SAN DIEGO (Border Report) — California Assemblyman David Alvarez has introduced a bill that would allow Mexican students who live within 45 miles of the border to pay in-state tuition at community colleges in San Diego and Imperial counties.
According to Southwestern Community College administrators, the current international student rate per unit is $291.
If the bill passes — Assembly Bill 91 — students from Northern Baja California would pay $46 per unit, the same as other students with California residency.
AB-91 has begun making its way through the committee process in Sacramento.

“We live in a dynamic border region where we need to educate more students to fill the jobs required for growth” said Alvarez. “This bill will allow low-income residents who live close to the border to attend local community colleges.”
Community leaders and community colleges like Southwestern, located in Chula Vista, California, about 10 miles from the border, have come out in favor of the bill and are getting behind it.
“Let’s be clear, we’re not giving these students anything,” said Southwestern College President Mark Sanchez. “We’re simply allowing them to pay an in-state tuition rate, in many ways they’re already San Diegans, they just happen to live on the other side of the border.”
Sanchez told Border Report about 16 percent of the 17,000 students currently enrolled at his school live south of the border in cities like Tijuana.
Sanchez said the ability to pay lower tuition rates would benefit thousands of students.

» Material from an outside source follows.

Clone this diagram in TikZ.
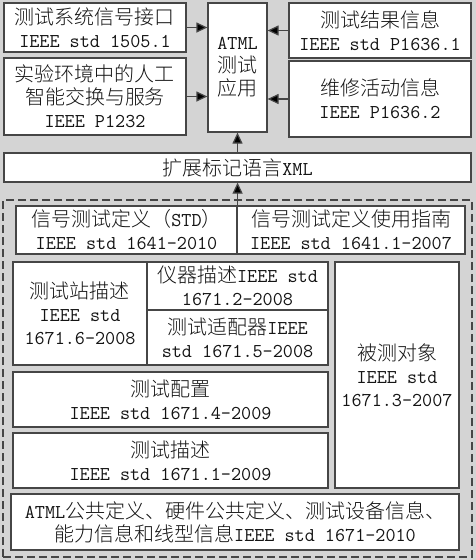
\documentclass[tikz,border=0pt]{standalone}
\usepackage{fontspec}
\setmainfont{Noto Sans CJK SC}[UprightFont=* Light]
\usetikzlibrary{arrows.meta}
\definecolor{bg}{RGB}{212,212,212}
\definecolor{ln}{RGB}{70,70,70}
\definecolor{tx}{RGB}{20,20,20}
\newcommand\en[1]{{\fontsize{19.6pt}{23pt}\ttfamily #1}}
\tikzset{
  box/.style={draw=ln, fill=white, line width=1.2pt, align=center, inner sep=0pt,
    text=tx, font=\fontsize{20pt}{23pt}\selectfont},
  grpbox/.style={draw=ln, line width=1.2pt, dash pattern=on 8pt off 4pt, inner sep=0pt},
  arr/.style={draw=ln, line width=1.2pt, -{Triangle[length=11pt,width=10pt,fill=black]}}
}
\begin{document}
\begin{tikzpicture}[x=1pt,y=-1pt]
\fill[bg] (0,0) rectangle (476,560);
\useasboundingbox (0,0) rectangle (476,560);
% top row
\node[box, minimum width=182pt, minimum height=49pt] (sig) at (95,27.5) {测试系统信号接口\\\en{IEEE std 1505.1}};
\node[box, minimum width=182pt, minimum height=77pt] (ai) at (95,96.5) {实验环境中的人工\\智能交换与服务\\\en{IEEE P1232}};
\node[box, minimum width=59pt, minimum height=129pt] (atml) at (237.5,67.5) {\en{ATML}\\测试\\应用};
\node[box, minimum width=182pt, minimum height=55pt] (res) at (380,30.5) {测试结果信息\\\en{IEEE std P1636.1}};
\node[box, minimum width=182pt, minimum height=76pt] (mnt) at (380,99) {维修活动信息\\\en{IEEE P1636.2}};
\node[box, minimum width=467pt, minimum height=29pt] (xml) at (237.5,167.5) {扩展标记语言\en{XML}};
% dashed group
\node[grpbox, minimum width=469pt, minimum height=357pt] (grp) at (237.5,378.5) {};
\node[box, minimum width=221pt, minimum height=48pt] (std) at (126.5,230) {信号测试定义（\en{STD}）\\\en{IEEE std 1641-2010}};
\node[box, minimum width=228pt, minimum height=48pt] (stdg) at (351,230) {信号测试定义使用指南\\\en{IEEE std 1641.1-2007}};
\node[box, minimum width=134pt, minimum height=103pt] (stn) at (80,313.5) {测试站描述\\\en{IEEE std}\\\en{1671.6-2008}};
\node[box, minimum width=181pt, minimum height=48pt] (ins) at (237.5,286) {仪器描述\en{IEEE std}\\\en{1671.2-2008}};
\node[box, minimum width=181pt, minimum height=55pt] (adp) at (237.5,337.5) {测试适配器\en{IEEE}\\\en{std 1671.5-2008}};
\node[box, minimum width=124pt, minimum height=226pt] (uut) at (397,375) {被测对象\\\en{IEEE std}\\\en{1671.3-2007}};
\node[box, minimum width=315pt, minimum height=55pt] (cfg) at (170.5,399.5) {测试配置\\\en{IEEE std 1671.4-2009}};
\node[box, minimum width=315pt, minimum height=55pt] (dsc) at (170.5,460.5) {测试描述\\\en{IEEE std 1671.1-2009}};
\node[box, minimum width=448pt, minimum height=56pt] (com) at (235,522) {\en{ATML}公共定义、硬件公共定义、测试设备信息、\\能力信息和线型信息\en{IEEE std 1671-2010}};
% arrows
\draw[arr] (sig.east) -- (sig.east -| atml.west);
\draw[arr] (ai.east) -- (ai.east -| atml.west);
\draw[arr] (res.west) -- (res.west -| atml.east);
\draw[arr] (mnt.west) -- (mnt.west -| atml.east);
\draw[arr] (xml.north -| atml.south) -- (atml.south);
\draw[arr] (std.north east) -- (std.north east |- xml.south);
\end{tikzpicture}
\end{document}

“I had one student in an engineering program and could no longer maintain the cost of paying the international-student fee so he had to disenroll from college and is now washing dishes,” he said. “What that represents is we’re losing our talent pool by not being able to tap into this binational market.”
Sanchez added that bi-national students are vital in order to keep the San Diego-Baja California economy thriving.
“We know there is going to be a need for a trained workforce moving forward, it’s our mission to ensure our community and our binational region has the training and preparation to fill those jobs coming online in the future.”
According to the San Diego Regional Economic Development Corporation, San Diego must double the number of people with post-secondary education by 2030 to meet the demands of the local economy. That equates to approximately 20,000 new skilled workers each year.
A vote on AB-91 is expected in September.